:: Required task ::
What are the lines from the one with "Write a LaTeX" through the one with "(0,0) rectangle (1184,660);", inclusive? Output them exactly, and leave out the pictures.

:: Data records ::
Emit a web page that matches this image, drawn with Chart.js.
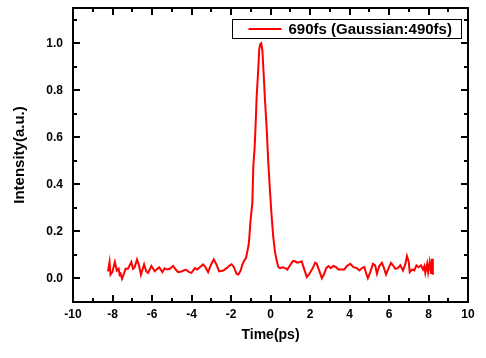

---

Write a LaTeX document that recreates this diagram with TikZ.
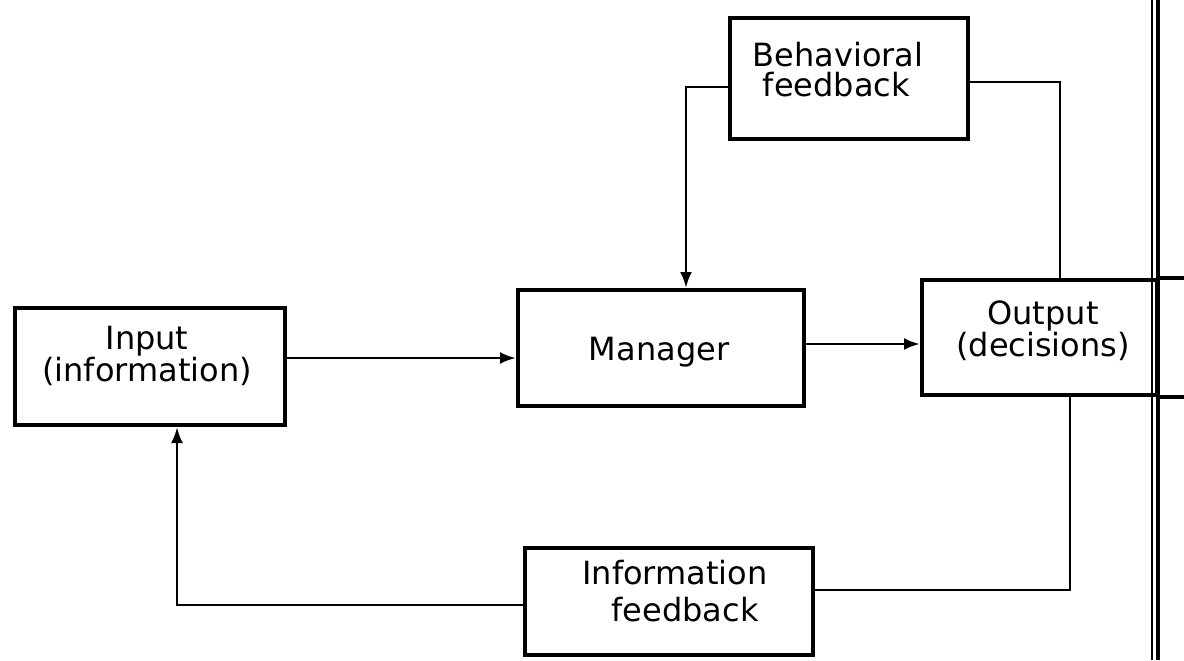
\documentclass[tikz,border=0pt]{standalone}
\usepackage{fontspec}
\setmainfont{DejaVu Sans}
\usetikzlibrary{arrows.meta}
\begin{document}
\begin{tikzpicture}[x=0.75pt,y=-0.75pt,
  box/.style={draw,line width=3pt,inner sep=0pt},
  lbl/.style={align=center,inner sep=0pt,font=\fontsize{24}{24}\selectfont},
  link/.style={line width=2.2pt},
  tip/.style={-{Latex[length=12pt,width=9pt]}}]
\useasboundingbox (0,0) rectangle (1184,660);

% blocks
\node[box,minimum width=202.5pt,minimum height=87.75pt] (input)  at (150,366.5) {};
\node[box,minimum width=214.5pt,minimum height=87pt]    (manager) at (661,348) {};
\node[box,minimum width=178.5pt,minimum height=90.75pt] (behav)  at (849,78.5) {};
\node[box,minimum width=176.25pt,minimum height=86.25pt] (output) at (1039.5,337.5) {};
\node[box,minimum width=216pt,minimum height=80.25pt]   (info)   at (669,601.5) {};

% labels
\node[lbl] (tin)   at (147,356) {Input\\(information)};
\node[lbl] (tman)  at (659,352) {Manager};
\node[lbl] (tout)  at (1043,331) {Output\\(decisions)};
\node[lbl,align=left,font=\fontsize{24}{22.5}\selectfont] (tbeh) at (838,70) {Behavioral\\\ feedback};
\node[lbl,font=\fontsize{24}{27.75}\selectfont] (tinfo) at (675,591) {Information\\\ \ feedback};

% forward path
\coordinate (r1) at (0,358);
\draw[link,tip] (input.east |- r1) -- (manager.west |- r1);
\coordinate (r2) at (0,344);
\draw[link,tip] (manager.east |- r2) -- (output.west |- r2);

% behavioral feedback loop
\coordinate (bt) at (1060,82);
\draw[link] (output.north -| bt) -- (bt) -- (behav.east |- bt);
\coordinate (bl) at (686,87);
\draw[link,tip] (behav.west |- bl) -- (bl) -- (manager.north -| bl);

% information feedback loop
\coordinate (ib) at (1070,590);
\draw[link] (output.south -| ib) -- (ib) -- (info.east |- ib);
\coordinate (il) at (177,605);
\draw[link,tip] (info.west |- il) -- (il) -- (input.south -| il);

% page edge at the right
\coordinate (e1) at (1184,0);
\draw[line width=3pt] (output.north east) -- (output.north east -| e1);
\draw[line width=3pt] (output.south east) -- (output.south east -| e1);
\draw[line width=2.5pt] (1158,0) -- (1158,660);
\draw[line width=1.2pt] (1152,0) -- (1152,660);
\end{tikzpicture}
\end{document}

...

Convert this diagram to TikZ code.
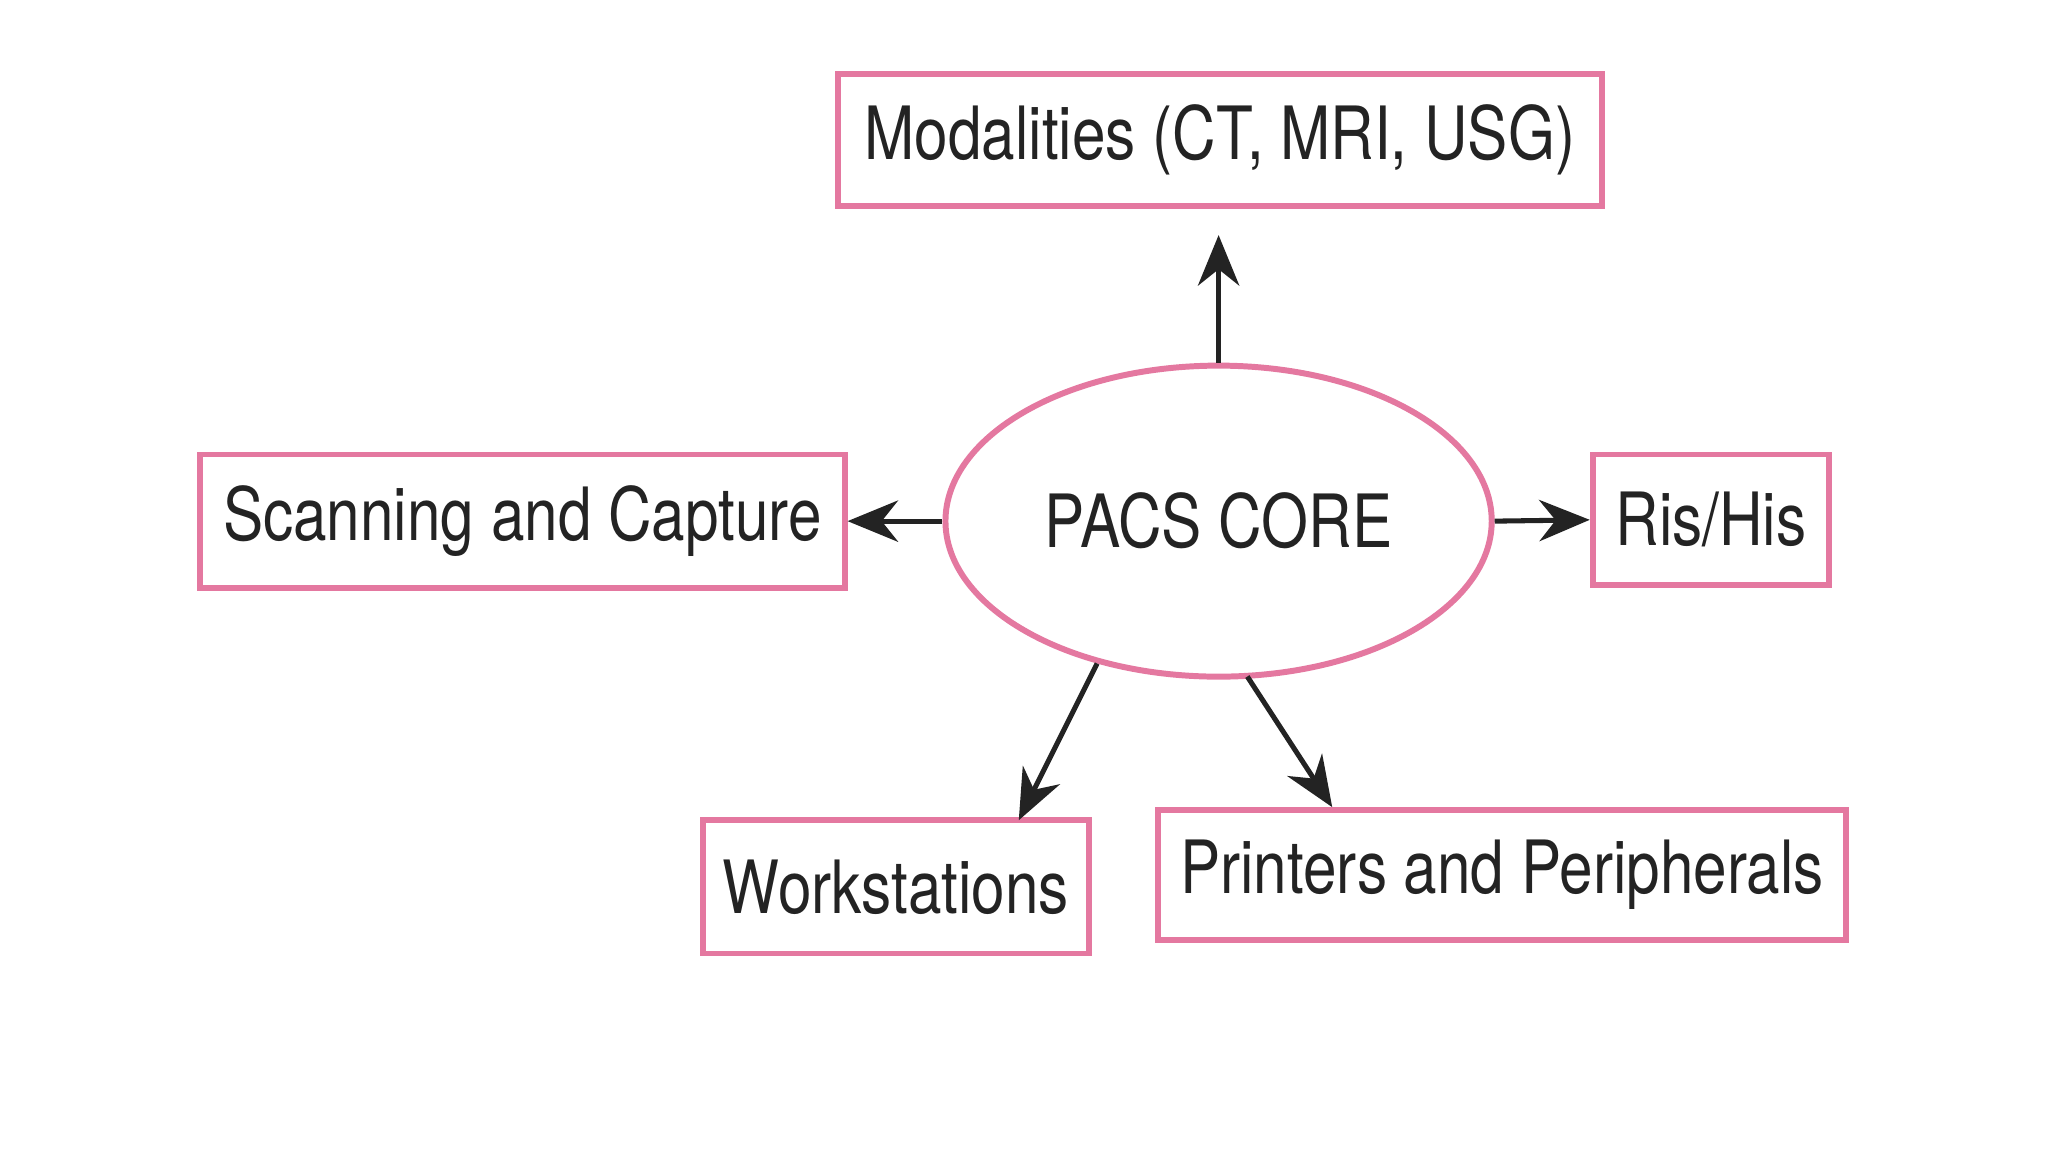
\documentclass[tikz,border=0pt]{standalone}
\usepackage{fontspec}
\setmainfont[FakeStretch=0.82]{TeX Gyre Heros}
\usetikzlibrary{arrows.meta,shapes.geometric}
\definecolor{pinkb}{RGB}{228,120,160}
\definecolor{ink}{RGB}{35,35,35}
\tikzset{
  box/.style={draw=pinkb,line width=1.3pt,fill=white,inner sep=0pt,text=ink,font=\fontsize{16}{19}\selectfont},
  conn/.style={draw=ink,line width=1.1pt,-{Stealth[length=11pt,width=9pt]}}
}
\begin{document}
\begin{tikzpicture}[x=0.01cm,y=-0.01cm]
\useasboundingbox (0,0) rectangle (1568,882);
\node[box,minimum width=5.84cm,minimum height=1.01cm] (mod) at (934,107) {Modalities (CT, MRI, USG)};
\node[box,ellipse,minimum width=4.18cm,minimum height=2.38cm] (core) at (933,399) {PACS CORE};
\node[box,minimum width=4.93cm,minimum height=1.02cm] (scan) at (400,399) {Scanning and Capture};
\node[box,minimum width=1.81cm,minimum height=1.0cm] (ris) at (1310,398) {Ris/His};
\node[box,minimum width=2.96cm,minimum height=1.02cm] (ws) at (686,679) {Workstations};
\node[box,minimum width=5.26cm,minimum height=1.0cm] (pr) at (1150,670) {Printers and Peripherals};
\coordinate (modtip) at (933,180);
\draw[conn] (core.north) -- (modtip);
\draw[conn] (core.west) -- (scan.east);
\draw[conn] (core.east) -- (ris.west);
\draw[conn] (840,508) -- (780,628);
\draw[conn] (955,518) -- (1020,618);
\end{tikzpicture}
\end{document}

:: Final result ::
Write a LaTeX document that recreates this diagram with TikZ.
\documentclass[tikz,border=0pt]{standalone}
\usepackage{fontspec}
\setmainfont{DejaVu Sans}
\usetikzlibrary{arrows.meta}
\begin{document}
\begin{tikzpicture}[x=0.75pt,y=-0.75pt,
  box/.style={draw,line width=3pt,inner sep=0pt},
  lbl/.style={align=center,inner sep=0pt,font=\fontsize{24}{24}\selectfont},
  link/.style={line width=2.2pt},
  tip/.style={-{Latex[length=12pt,width=9pt]}}]
\useasboundingbox (0,0) rectangle (1184,660);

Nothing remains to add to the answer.